_Data to process_
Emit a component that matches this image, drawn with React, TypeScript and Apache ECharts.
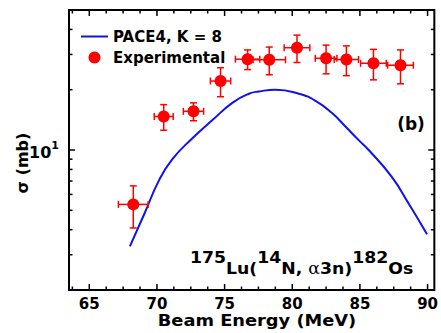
...
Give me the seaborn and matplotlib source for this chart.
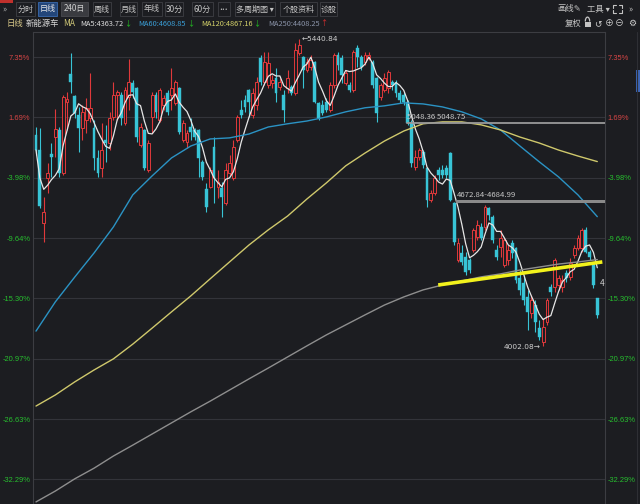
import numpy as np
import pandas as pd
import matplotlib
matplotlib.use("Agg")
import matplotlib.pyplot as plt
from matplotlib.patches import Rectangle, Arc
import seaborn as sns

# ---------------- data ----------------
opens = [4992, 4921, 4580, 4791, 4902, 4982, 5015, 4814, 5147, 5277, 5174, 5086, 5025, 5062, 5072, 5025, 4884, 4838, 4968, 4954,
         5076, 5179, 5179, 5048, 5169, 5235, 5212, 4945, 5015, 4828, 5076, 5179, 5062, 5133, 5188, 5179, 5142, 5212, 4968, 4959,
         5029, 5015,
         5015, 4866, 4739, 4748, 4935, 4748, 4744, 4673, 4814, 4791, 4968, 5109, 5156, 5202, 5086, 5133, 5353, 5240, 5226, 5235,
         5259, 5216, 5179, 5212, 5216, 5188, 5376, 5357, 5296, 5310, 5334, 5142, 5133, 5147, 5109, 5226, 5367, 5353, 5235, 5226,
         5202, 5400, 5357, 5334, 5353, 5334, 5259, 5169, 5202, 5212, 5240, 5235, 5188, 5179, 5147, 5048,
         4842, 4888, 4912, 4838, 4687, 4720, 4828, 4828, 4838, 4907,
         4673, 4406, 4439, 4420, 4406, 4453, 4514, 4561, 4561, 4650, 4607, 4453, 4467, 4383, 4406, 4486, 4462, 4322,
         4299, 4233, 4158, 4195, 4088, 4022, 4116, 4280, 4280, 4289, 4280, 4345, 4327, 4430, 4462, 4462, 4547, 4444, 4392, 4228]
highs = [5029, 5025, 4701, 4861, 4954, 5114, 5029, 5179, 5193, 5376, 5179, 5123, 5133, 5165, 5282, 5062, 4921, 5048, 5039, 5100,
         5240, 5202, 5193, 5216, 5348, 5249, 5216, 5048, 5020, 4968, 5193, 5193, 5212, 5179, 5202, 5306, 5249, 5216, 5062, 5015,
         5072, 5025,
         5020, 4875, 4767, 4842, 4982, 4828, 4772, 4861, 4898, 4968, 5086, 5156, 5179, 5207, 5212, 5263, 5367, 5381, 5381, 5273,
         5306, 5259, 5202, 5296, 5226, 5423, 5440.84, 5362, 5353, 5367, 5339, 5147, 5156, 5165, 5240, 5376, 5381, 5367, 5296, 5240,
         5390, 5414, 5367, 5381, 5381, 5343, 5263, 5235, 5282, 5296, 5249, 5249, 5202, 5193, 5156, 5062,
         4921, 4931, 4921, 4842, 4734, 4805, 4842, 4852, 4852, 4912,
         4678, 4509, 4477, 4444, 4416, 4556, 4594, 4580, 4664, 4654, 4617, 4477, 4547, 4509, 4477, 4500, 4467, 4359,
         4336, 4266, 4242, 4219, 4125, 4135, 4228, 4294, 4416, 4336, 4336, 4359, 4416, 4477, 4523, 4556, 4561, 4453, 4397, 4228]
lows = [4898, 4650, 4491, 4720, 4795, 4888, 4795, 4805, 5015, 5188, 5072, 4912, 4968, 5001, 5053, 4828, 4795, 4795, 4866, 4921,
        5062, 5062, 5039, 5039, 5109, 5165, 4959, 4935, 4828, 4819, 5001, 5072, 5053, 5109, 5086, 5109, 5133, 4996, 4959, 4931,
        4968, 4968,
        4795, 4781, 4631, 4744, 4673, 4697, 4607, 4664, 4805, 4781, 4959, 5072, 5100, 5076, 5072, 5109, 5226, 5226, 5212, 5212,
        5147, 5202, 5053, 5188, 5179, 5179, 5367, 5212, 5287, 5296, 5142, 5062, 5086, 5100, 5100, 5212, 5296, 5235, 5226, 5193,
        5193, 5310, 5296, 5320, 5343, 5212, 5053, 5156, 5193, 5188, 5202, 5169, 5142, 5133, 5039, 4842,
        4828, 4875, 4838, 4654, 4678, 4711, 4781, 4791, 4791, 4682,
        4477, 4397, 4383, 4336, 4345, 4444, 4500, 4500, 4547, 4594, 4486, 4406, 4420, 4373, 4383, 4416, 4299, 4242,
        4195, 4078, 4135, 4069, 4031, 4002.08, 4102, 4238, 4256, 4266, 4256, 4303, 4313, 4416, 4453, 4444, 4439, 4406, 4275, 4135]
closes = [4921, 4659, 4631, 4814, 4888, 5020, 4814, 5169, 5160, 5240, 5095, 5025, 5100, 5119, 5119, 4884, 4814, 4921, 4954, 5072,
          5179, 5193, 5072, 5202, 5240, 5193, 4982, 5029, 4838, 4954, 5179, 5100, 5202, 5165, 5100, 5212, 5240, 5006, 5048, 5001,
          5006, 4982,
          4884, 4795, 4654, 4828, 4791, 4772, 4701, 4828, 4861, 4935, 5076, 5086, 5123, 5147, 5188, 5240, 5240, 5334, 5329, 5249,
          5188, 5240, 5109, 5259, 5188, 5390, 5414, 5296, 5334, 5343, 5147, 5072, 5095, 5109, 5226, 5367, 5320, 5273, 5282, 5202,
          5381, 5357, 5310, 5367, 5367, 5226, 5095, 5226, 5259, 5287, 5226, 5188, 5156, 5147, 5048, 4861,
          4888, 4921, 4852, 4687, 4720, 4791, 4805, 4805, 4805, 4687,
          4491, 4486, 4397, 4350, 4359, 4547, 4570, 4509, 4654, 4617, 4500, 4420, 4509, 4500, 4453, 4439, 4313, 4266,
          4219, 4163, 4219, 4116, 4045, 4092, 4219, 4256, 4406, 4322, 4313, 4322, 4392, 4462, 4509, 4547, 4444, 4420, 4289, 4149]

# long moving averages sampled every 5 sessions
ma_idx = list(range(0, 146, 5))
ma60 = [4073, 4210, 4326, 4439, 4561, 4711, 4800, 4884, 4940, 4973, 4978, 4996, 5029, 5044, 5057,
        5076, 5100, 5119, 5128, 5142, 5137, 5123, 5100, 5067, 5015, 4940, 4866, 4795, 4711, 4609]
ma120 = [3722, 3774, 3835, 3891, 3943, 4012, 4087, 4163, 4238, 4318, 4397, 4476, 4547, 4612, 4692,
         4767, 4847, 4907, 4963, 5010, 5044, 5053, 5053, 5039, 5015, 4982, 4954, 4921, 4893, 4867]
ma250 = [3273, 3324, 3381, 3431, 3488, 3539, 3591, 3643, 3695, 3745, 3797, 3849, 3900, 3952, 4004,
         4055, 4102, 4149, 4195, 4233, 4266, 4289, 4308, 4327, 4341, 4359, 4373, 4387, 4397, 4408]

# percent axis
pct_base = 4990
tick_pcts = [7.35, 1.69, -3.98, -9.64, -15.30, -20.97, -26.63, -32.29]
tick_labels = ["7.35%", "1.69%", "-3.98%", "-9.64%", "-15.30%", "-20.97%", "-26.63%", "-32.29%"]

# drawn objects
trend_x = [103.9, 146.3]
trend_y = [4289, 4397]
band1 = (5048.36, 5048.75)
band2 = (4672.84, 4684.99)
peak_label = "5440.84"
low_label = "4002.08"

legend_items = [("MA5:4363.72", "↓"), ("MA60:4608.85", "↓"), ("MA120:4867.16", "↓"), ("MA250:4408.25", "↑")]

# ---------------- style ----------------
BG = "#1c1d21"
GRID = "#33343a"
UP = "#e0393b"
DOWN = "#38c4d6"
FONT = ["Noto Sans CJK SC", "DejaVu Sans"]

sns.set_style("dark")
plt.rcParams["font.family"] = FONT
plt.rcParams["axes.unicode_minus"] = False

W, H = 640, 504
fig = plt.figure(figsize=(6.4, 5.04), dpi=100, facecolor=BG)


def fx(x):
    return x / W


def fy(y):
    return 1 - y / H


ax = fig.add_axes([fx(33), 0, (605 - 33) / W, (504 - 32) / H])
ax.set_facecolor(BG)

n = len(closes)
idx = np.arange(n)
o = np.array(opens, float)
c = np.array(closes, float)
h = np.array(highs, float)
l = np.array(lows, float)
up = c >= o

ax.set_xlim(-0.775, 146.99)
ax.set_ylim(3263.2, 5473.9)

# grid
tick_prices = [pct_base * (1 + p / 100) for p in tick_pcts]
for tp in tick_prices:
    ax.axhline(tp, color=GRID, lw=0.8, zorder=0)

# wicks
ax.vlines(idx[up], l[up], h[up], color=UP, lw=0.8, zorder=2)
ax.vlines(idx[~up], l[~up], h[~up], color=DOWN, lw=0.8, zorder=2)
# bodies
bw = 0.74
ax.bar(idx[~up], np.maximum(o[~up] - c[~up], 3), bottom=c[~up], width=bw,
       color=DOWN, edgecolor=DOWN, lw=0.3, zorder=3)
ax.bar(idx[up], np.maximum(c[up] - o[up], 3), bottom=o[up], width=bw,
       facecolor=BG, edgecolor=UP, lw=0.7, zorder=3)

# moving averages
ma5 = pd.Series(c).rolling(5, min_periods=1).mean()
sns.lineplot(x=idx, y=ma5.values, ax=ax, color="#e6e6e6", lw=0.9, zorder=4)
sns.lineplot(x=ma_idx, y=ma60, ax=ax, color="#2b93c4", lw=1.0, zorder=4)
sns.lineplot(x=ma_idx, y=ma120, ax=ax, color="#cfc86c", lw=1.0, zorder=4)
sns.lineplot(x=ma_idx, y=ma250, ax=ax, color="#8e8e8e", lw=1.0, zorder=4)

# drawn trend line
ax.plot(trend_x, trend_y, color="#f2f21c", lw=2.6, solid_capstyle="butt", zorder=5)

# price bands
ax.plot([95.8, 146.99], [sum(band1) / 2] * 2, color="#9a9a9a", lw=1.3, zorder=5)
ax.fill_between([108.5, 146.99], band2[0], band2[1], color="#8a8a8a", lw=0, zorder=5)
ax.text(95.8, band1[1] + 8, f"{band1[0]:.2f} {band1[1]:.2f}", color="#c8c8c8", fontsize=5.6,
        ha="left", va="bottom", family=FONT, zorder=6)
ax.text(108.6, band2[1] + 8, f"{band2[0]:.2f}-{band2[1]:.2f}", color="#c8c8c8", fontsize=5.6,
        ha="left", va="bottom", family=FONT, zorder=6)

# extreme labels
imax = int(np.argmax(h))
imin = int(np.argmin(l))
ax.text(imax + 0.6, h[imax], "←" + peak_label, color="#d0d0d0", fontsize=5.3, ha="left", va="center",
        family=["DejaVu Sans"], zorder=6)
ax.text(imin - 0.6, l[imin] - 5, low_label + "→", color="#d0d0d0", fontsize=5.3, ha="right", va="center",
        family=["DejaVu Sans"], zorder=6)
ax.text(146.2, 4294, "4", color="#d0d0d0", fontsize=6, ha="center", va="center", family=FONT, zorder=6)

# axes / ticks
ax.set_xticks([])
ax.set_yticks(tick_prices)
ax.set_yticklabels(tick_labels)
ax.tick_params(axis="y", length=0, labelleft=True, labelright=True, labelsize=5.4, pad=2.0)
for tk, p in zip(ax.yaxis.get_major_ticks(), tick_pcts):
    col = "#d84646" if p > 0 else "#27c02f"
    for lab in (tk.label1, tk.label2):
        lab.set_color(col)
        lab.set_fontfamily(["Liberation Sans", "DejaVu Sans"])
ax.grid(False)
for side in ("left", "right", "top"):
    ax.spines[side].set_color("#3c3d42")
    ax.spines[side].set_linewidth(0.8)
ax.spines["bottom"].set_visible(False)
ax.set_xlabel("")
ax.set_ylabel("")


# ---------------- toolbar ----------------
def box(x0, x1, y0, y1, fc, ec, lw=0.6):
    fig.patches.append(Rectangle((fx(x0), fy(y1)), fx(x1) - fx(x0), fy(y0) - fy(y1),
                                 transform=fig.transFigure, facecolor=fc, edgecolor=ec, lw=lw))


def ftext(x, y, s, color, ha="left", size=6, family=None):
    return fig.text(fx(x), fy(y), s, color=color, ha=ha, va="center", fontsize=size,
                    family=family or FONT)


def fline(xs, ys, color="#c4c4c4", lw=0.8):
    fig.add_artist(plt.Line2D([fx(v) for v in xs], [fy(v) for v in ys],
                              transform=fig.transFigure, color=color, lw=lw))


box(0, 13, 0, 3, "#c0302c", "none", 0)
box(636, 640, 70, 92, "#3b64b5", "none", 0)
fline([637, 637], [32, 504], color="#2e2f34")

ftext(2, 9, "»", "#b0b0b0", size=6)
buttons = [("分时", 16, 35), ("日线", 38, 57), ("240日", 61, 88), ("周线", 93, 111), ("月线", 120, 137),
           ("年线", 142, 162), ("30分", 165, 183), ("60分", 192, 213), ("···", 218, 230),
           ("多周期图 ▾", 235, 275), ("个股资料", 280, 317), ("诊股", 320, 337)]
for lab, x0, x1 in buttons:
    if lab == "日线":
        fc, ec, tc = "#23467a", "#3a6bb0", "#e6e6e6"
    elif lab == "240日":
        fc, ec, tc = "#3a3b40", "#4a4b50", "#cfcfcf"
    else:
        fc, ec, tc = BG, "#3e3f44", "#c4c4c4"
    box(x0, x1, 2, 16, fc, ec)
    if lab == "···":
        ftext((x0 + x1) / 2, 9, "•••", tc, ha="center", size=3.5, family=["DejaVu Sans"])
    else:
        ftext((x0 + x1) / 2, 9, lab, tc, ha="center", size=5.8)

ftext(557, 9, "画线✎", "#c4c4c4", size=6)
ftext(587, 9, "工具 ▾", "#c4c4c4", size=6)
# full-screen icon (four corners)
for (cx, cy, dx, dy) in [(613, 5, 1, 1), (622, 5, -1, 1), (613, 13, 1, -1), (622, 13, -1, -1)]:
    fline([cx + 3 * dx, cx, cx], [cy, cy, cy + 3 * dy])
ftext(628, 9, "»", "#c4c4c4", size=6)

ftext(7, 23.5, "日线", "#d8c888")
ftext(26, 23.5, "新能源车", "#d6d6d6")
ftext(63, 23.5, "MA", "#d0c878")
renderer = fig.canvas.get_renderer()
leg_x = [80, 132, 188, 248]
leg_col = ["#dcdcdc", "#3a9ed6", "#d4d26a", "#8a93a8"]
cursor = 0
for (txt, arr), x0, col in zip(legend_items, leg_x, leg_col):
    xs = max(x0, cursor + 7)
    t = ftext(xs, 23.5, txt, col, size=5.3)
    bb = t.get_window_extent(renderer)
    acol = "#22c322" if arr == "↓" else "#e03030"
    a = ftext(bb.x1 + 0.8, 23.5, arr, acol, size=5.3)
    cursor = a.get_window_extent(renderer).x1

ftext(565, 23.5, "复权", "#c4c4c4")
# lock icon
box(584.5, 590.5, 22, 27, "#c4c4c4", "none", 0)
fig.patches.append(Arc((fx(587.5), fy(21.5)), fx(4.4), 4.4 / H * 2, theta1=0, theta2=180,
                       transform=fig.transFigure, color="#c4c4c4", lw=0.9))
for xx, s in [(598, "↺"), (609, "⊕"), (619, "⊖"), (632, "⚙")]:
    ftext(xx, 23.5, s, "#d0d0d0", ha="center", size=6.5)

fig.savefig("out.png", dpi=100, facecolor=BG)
...
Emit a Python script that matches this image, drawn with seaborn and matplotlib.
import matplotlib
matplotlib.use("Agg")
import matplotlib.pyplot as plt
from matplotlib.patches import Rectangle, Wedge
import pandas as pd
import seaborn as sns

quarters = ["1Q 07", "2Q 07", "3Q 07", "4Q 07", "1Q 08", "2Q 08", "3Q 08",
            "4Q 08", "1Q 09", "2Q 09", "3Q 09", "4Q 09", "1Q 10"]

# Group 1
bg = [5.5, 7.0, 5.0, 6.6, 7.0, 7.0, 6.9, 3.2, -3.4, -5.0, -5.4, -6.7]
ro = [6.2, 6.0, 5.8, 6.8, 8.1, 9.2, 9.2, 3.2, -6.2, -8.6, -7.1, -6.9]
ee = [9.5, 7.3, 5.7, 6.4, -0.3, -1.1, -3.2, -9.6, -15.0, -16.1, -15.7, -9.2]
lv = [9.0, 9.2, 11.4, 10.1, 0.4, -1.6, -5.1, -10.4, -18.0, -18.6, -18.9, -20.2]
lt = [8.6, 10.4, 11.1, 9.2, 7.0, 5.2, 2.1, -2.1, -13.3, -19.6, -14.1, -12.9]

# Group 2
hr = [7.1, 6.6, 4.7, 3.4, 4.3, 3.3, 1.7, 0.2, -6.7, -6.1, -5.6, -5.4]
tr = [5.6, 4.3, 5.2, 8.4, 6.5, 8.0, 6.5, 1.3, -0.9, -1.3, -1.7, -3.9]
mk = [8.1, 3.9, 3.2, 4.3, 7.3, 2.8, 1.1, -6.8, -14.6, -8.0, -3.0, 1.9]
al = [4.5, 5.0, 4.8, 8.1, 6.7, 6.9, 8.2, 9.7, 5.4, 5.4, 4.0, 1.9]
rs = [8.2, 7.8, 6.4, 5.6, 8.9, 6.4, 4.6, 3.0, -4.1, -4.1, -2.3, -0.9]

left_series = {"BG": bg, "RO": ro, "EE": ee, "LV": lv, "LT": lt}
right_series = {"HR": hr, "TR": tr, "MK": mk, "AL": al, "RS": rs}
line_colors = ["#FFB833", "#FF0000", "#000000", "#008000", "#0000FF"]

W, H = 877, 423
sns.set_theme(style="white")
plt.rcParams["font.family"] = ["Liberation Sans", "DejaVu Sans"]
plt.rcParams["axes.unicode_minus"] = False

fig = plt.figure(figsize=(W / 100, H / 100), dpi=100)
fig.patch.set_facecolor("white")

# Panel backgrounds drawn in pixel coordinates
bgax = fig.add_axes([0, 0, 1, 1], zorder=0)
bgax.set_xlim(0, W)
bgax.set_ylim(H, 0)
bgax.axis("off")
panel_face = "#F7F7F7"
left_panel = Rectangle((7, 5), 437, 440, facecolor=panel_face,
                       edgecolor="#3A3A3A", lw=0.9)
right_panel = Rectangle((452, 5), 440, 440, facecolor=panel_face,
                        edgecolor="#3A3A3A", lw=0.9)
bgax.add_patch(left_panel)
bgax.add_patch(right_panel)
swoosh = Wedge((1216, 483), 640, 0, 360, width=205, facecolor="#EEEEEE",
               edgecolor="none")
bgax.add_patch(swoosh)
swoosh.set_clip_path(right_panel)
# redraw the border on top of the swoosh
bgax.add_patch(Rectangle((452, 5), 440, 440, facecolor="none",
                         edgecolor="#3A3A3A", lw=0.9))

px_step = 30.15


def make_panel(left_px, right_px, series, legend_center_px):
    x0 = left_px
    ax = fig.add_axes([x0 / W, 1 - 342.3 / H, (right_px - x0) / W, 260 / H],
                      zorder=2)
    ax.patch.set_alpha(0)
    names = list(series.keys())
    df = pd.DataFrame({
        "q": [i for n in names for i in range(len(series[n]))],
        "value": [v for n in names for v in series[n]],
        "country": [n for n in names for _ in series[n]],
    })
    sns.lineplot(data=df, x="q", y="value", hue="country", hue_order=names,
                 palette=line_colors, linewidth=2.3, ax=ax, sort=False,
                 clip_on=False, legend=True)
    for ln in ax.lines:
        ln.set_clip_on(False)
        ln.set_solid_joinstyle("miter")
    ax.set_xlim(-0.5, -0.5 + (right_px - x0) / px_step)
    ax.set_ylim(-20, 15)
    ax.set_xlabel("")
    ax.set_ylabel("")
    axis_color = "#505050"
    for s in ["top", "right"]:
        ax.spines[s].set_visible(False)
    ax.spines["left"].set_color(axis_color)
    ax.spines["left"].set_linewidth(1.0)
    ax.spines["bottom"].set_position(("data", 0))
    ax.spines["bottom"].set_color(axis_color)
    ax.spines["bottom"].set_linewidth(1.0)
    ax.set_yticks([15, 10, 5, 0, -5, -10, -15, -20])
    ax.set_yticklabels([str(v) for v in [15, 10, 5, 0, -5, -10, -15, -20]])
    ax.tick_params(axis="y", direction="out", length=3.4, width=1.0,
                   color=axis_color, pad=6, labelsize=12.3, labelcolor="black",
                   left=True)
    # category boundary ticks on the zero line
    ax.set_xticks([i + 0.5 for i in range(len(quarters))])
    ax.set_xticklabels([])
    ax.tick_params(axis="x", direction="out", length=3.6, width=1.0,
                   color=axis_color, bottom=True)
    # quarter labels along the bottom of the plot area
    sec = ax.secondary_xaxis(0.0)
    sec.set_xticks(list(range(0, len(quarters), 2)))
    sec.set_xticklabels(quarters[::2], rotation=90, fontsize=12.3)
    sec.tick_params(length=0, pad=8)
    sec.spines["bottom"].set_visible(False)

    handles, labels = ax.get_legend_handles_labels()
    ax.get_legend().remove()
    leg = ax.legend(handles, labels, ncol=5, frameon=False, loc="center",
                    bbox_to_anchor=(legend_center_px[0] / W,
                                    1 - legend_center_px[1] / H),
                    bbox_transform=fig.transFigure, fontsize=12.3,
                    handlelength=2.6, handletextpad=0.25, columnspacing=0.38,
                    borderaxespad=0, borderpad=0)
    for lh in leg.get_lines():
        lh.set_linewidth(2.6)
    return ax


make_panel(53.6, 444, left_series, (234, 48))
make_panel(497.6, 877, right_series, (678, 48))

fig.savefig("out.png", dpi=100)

_What you have to do_
Going through the data above, count the lines where the string "this" appears, and answer with only that number.

_In response_
3